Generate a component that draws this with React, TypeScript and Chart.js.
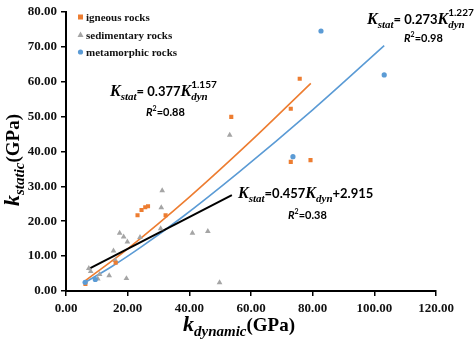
import React, { useEffect, useRef } from "react";
import { Chart, registerables } from "chart.js";

Chart.register(...registerables);

// Measured bulk moduli (GPa): dynamic on x, static on y
const igneousX = [6.3, 16.1, 23.2, 24.5, 25.7, 26.6, 32.3, 53.6, 72.9, 72.9, 75.8, 79.3];
const igneousY = [2.0, 8.1, 21.7, 23.2, 24.0, 24.3, 21.7, 49.9, 52.2, 37.0, 60.8, 37.5];

const sedimentaryX = [7.4, 8.0, 10.3, 10.9, 14.0, 15.4, 16.0, 17.4, 18.7, 19.9, 19.6, 24.0, 30.7, 30.9, 31.2, 41.0, 46.0, 49.8, 53.1];
const sedimentaryY = [6.5, 5.6, 3.5, 4.8, 4.4, 11.5, 8.8, 16.6, 15.5, 14.1, 3.6, 15.4, 17.9, 23.9, 28.8, 16.6, 17.1, 2.4, 44.7];

const metamorphicX = [6.2, 9.5, 73.6, 82.7, 103.2];
const metamorphicY = [2.5, 3.3, 38.5, 74.5, 61.9];

// Fitted trend lines
const igneousFitX = [6.3, 20, 40, 60, 79.4];
const igneousFitY = [3.0, 12.1, 26.9, 43.0, 59.5];
const metamorphicFitX = [6, 15, 25, 37, 56, 80, 103.2];
const metamorphicFitY = [2.4, 7.1, 13.0, 20.7, 34.0, 51.9, 70.3];
const sedimentaryFitX = [7.1, 53.8];
const sedimentaryFitY = [6.2, 27.5];

const xTicks = [0, 20, 40, 60, 80, 100, 120];
const yTicks = [0, 10, 20, 30, 40, 50, 60, 70, 80];

const ORANGE = "#ED7D31";
const GRAY = "#A5A5A5";
const BLUE = "#5B9BD5";

const pts = (xs: number[], ys: number[]) => xs.map((x, i) => ({ x, y: ys[i] }));

type Seg = { t: string; f: string; dy?: number; stack?: boolean };

function drawRich(ctx: CanvasRenderingContext2D, x: number, y: number, segs: Seg[]) {
  let cx = x;
  let pending = 0;
  for (const s of segs) {
    ctx.font = s.f;
    ctx.fillText(s.t, cx, y + (s.dy || 0));
    const w = ctx.measureText(s.t).width;
    if (s.stack) {
      pending = Math.max(pending, w);
    } else {
      cx += Math.max(pending, w);
      pending = 0;
    }
  }
  return cx - x;
}

const SERIF = "'Liberation Serif', serif";
const SANS = "Lato, 'Open Sans', sans-serif";
const KFONT = `italic bold 16px ${SERIF}`;
const KSUB = `italic bold 11px ${SERIF}`;
const NUM = `bold 13px ${SANS}`;
const SUP = `bold 10px ${SANS}`;
const RFONT = `italic bold 11px ${SANS}`;
const R2FONT = `bold 7px ${SANS}`;
const RNUM = `bold 11px ${SANS}`;

const annotations = {
  id: "annotations",
  afterDraw(chart: Chart) {
    const ctx = chart.ctx;
    ctx.save();
    ctx.fillStyle = "#000";
    ctx.textBaseline = "alphabetic";
    ctx.textAlign = "left";

    // legend
    const legend = [
      { label: "igneous rocks", color: ORANGE, shape: "rect" },
      { label: "sedimentary rocks", color: GRAY, shape: "tri" },
      { label: "metamorphic rocks", color: BLUE, shape: "circle" },
    ];
    legend.forEach((it, i) => {
      const cy = 17 + i * 17.5;
      ctx.fillStyle = it.color;
      if (it.shape === "rect") ctx.fillRect(78, cy - 2.5, 5, 5);
      else if (it.shape === "tri") {
        ctx.beginPath();
        ctx.moveTo(80.5, cy - 3);
        ctx.lineTo(83.5, cy + 2.5);
        ctx.lineTo(77.5, cy + 2.5);
        ctx.closePath();
        ctx.fill();
      } else {
        ctx.beginPath();
        ctx.arc(80.5, cy, 2.6, 0, Math.PI * 2);
        ctx.fill();
      }
      ctx.fillStyle = "#111";
      ctx.font = `bold 11px ${SERIF}`;
      ctx.fillText(it.label, 86, cy + 4);
    });

    // fit equations
    ctx.fillStyle = "#000";
    drawRich(ctx, 110, 96, [
      { t: "K", f: KFONT },
      { t: "stat", f: KSUB, dy: 4 },
      { t: "= 0.377", f: NUM },
      { t: "K", f: KFONT },
      { t: "1.157", f: SUP, dy: -8, stack: true },
      { t: "dyn", f: KSUB, dy: 4 },
    ]);
    drawRich(ctx, 146, 116, [
      { t: "R", f: RFONT },
      { t: "2", f: R2FONT, dy: -5 },
      { t: "=0.88", f: RNUM },
    ]);

    drawRich(ctx, 367, 24, [
      { t: "K", f: KFONT },
      { t: "stat", f: KSUB, dy: 4 },
      { t: "= 0.273", f: NUM },
      { t: "K", f: KFONT },
      { t: "1.227", f: SUP, dy: -8, stack: true },
      { t: "dyn", f: KSUB, dy: 4 },
    ]);
    drawRich(ctx, 404, 42, [
      { t: "R", f: RFONT },
      { t: "2", f: R2FONT, dy: -5 },
      { t: "=0.98", f: RNUM },
    ]);

    drawRich(ctx, 238, 198, [
      { t: "K", f: KFONT },
      { t: "stat", f: KSUB, dy: 4 },
      { t: "=0.457", f: NUM },
      { t: "K", f: KFONT },
      { t: "dyn", f: KSUB, dy: 4 },
      { t: "+2.915", f: NUM },
    ]);
    drawRich(ctx, 288, 219, [
      { t: "R", f: RFONT },
      { t: "2", f: R2FONT, dy: -5 },
      { t: "=0.38", f: RNUM },
    ]);

    // axis titles
    drawRich(ctx, 183, 331, [
      { t: "k", f: `italic bold 22px ${SERIF}` },
      { t: "dynamic", f: `italic bold 15px ${SERIF}`, dy: 5 },
      { t: "(GPa)", f: `bold 19px ${SERIF}` },
    ]);
    ctx.translate(19, 206);
    ctx.rotate(-Math.PI / 2);
    drawRich(ctx, 0, 0, [
      { t: "k", f: `italic bold 22px ${SERIF}` },
      { t: "static", f: `italic bold 15px ${SERIF}`, dy: 5 },
      { t: "(GPa)", f: `bold 19px ${SERIF}` },
    ]);
    ctx.restore();
  },
};

export default function App() {
  const ref = useRef<HTMLCanvasElement>(null);

  useEffect(() => {
    document.body.style.margin = "0";
    const canvas = ref.current!;
    const tickFont = { family: "'Liberation Serif', serif", weight: "bold" as const, size: 13 };
    const chart = new Chart(canvas, {
      type: "scatter",
      data: {
        datasets: [
          {
            label: "igneous rocks",
            data: pts(igneousX, igneousY),
            pointStyle: "rect",
            pointRadius: 2.9,
            backgroundColor: ORANGE,
            borderWidth: 0,
            order: 1,
          },
          {
            label: "sedimentary rocks",
            data: pts(sedimentaryX, sedimentaryY),
            pointStyle: "triangle",
            pointRadius: 3.3,
            backgroundColor: GRAY,
            borderWidth: 0,
            order: 2,
          },
          {
            label: "metamorphic rocks",
            data: pts(metamorphicX, metamorphicY),
            pointStyle: "circle",
            pointRadius: 2.6,
            backgroundColor: BLUE,
            borderWidth: 0,
            order: 0,
          },
          {
            label: "igneous fit",
            data: pts(igneousFitX, igneousFitY),
            showLine: true,
            pointRadius: 0,
            borderColor: ORANGE,
            borderWidth: 1.6,
            cubicInterpolationMode: "monotone",
            order: 5,
          },
          {
            label: "metamorphic fit",
            data: pts(metamorphicFitX, metamorphicFitY),
            showLine: true,
            pointRadius: 0,
            borderColor: BLUE,
            borderWidth: 1.6,
            cubicInterpolationMode: "monotone",
            order: 6,
          },
          {
            label: "sedimentary fit",
            data: pts(sedimentaryFitX, sedimentaryFitY),
            showLine: true,
            pointRadius: 0,
            borderColor: "#000",
            borderWidth: 2,
            order: 4,
          },
        ],
      },
      options: {
        responsive: false,
        animation: false,
        devicePixelRatio: 1,
        layout: { padding: { left: 0, right: 38, top: 6, bottom: 0 } },
        plugins: { legend: { display: false }, tooltip: { enabled: false } },
        scales: {
          x: {
            type: "linear",
            min: 0,
            max: 120,
            afterBuildTicks: (s: any) => {
              s.ticks = xTicks.map((v) => ({ value: v }));
            },
            afterFit: (s: any) => {
              s.height = 54;
            },
            ticks: {
              font: tickFont,
              color: "#111",
              padding: 5,
              maxRotation: 0,
              callback: (v: any) => Number(v).toFixed(2),
            },
            grid: { drawOnChartArea: false, drawTicks: true, tickLength: 5, color: "#000", lineWidth: 1.5 },
            border: { color: "#000", width: 2 },
          },
          y: {
            type: "linear",
            min: 0,
            max: 80,
            afterBuildTicks: (s: any) => {
              s.ticks = yTicks.map((v) => ({ value: v }));
            },
            afterFit: (s: any) => {
              s.width = 66;
            },
            ticks: {
              font: tickFont,
              color: "#111",
              padding: 4,
              callback: (v: any) => Number(v).toFixed(2),
            },
            grid: { drawOnChartArea: false, drawTicks: true, tickLength: 5, color: "#000", lineWidth: 1.5 },
            border: { color: "#000", width: 2 },
          },
        },
      },
      plugins: [annotations],
    });
    return () => chart.destroy();
  }, []);

  return (
    <div style={{ width: 474, height: 345, background: "#fff" }}>
      <canvas ref={ref} width={474} height={345} style={{ display: "block" }} />
    </div>
  );
}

----------------

**Exercise prompt:** Would you reproduce the lines above, from the very first through the line containing "const metamorphicY = [2.5, 3.3, 38.5, 74.5, 61.9];", exactly and without the pictures?

**Task solution:**
Generate a component that draws this with React, TypeScript and Chart.js.
import React, { useEffect, useRef } from "react";
import { Chart, registerables } from "chart.js";

Chart.register(...registerables);

// Measured bulk moduli (GPa): dynamic on x, static on y
const igneousX = [6.3, 16.1, 23.2, 24.5, 25.7, 26.6, 32.3, 53.6, 72.9, 72.9, 75.8, 79.3];
const igneousY = [2.0, 8.1, 21.7, 23.2, 24.0, 24.3, 21.7, 49.9, 52.2, 37.0, 60.8, 37.5];

const sedimentaryX = [7.4, 8.0, 10.3, 10.9, 14.0, 15.4, 16.0, 17.4, 18.7, 19.9, 19.6, 24.0, 30.7, 30.9, 31.2, 41.0, 46.0, 49.8, 53.1];
const sedimentaryY = [6.5, 5.6, 3.5, 4.8, 4.4, 11.5, 8.8, 16.6, 15.5, 14.1, 3.6, 15.4, 17.9, 23.9, 28.8, 16.6, 17.1, 2.4, 44.7];

const metamorphicX = [6.2, 9.5, 73.6, 82.7, 103.2];
const metamorphicY = [2.5, 3.3, 38.5, 74.5, 61.9];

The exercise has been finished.